Secrets to Unlocking the Best Deal on 7th Street
Over the years, I’ve learned a few tricks that give you an extra edge. These are the details that separate a good deal from a great one.
- The Mistake I Made: Getting Emotionally Attached. On my second car purchase, I fell in love with a specific color and trim. The dealer knew it. I lost so much leverage because I wasn’t willing to walk away. The most powerful negotiating tool you have is your feet. Be prepared to thank them for their time and leave if the numbers don’t make sense. There will always be another car.
- Understand the Power of “Total Cost.” A dealer can make any monthly payment seem attractive by stretching the loan term. A $30,000 loan at 5% APR for 60 months is $566/month (Total Interest: $3,968). That same loan over 84 months is $424/month, but the total interest balloons to $5,610. You’d pay over $1,600 extra just for a lower payment. Always calculate the total cost.
- Ask for a Tier Bump. Lenders group credit scores into tiers (e.g., Tier 1: 720+, Tier 2: 680-719). If your score is 715, you might be just a few points shy of a much better interest rate. You can sometimes ask the finance manager if they can “bump” you to the next tier to secure that better rate. It doesn’t always work, but it never hurts to ask.
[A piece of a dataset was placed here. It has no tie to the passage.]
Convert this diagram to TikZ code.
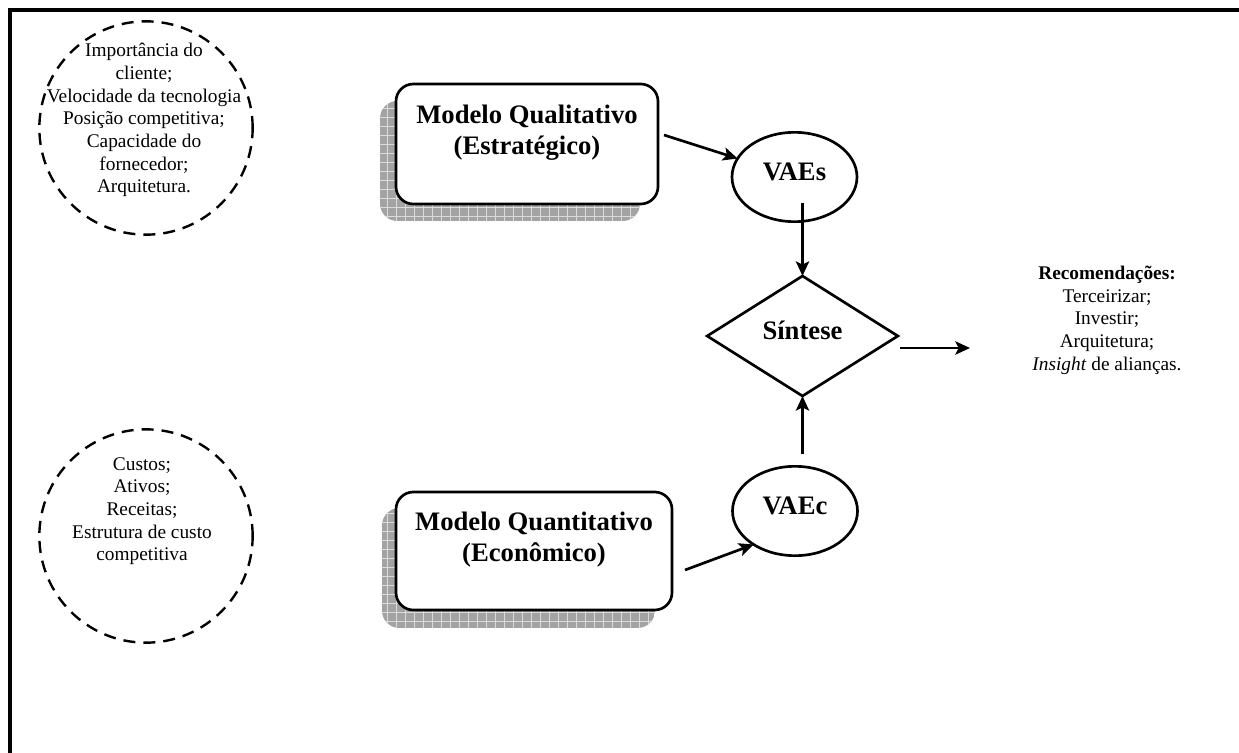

- Negotiate the “Extras” Separately. If you do decide you want that extended warranty, treat it as a separate negotiation *after* the car price and financing are settled. Ask for the price, then offer 50% of that. You’ll be surprised how much room there is for negotiation on these high-margin products.
Frequently Asked Questions
What’s a good APR for a car loan in 2026?
Rates fluctuate, but with an excellent credit score (760+), you should be looking for rates in the 4% to 6% range for a new car. For used cars, expect slightly higher rates. Always check current averages from a source like Bankrate before you shop.
Can I still get a loan with bad credit?
Yes, but be prepared for a significantly higher interest rate. In this case, getting a pre-approval from a credit union that works with lower credit scores is even more crucial to avoid predatory rates at the dealership.
Should I tell the salesperson I’m paying with a pre-approved loan?
No, not at first. Keep your payment method to yourself until you have a firm, agreed-upon “out-the-door” price for the car. Revealing your financing plans too early can sometimes affect their willingness to negotiate on the vehicle price.
Is it better to take a 0% APR deal or a cash rebate?
You need to do the math. Calculate the total interest you’d save with the 0% APR. Compare that to the cash rebate amount. If your pre-approved loan from your bank plus the cash rebate results in a lower total cost than the 0% APR deal, take the rebate.